PJN Web archive stays up while CMU seeks new funding
The Pittsburgh Jewish Newspaper Project is still in business.
Despite warnings by people connected with the online archive of past and present Pittsburgh Jewish newspapers that work on the site could be suspended by June, Carnegie Mellon University Libraries, which hosts the PJN, is still digitizing content and posting it online.
For now.
“We continue to do that as we fund-raise,” said Gabrielle Michalek, head of archives and digital library initiatives at CMU. “We continue to be optimistic. We’re working on a fund-raising campaign.”
CMU Libraries added a “please help” button to the PJN home page, pjn.library.cmu.edu, which takes visitors to a page with information about contributing to the project. Michalek said it’s too soon to say if that appeal for assistance is working.
The library system is also writing a grant, and approaching donors whom Michalek declined to name.
In May, CMU Libraries announced that the PJN project was out of money and work on the online archive could halt as soon as June.
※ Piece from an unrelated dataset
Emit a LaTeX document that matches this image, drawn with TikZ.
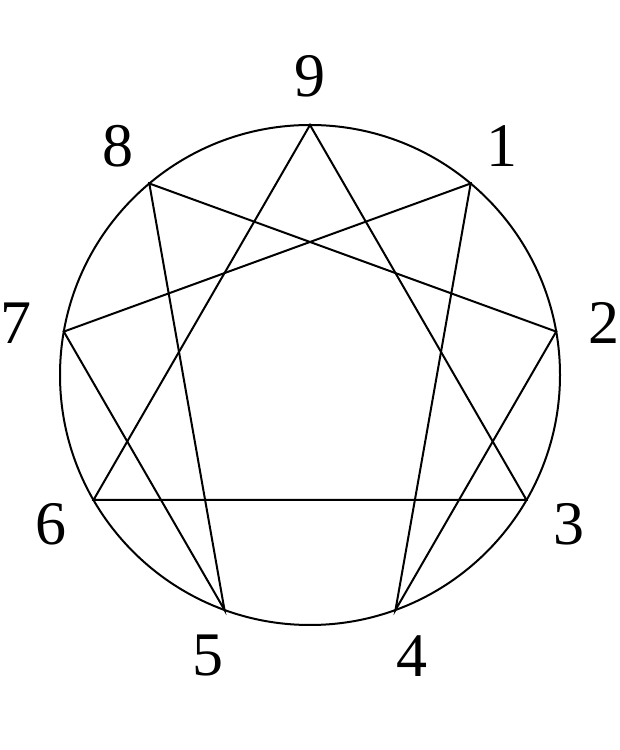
\documentclass[tikz,border=0pt]{standalone}
\usepackage{fontspec}
\setmainfont{Liberation Serif}
\usepackage{tikz}
\usetikzlibrary{positioning}

\begin{document}
\begin{tikzpicture}[x=1pt, y=1pt, line width=2pt,
    num/.style={inner sep=0pt, font=\fontsize{62}{62}\selectfont}]
    \useasboundingbox (0,0) rectangle (620,750);
    \coordinate (c) at (310,375);
    \draw (c) circle[radius=250pt];
    % points and numbers round the circle
    \foreach \n in {1,...,9} {
        \coordinate (p\n) at ([shift={(c)}] {90-40*\n}:250);
        \node[num] (l\n) at ([shift={(c)}] {90-40*\n}:299) {\n};
    }
    \draw (p9) -- (p3) -- (p6) -- cycle;
    \draw (p1) -- (p4) -- (p2) -- (p8) -- (p5) -- (p7) -- cycle;
\end{tikzpicture}
\end{document}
If that were to happen, the site would remain online, but would also remain incomplete. Most of the issues of The Jewish Criterion have been digitized and are searchable at the archive, but The Chronicle, which was a partner in starting the project, is searchable only from 1962 — the year it began publication — through 1980. Only one year of The American Jewish Outlook — 1946 — is searchable.
CMU Libraries estimates it would take $100,000 to complete the project.
In the meantime, Web surfers continue to flock to the database, pushing its popularity beyond initial expectations.
Launched in 2007, the site attracts tens of thousands hits per month, including visitors from outside the Pittsburgh area. All are attracted to the 160,000 digitized pages of Jewish Pittsburgh history.
For now, CMU continues to develop the database at its own expense.
“Our fiscal year ends June 30. I think we’ll give it up when we think we just aren’t going to be successful fundraising, but as long as we have hope, we’ll limp along and hope we can pay the bills that are piling up.”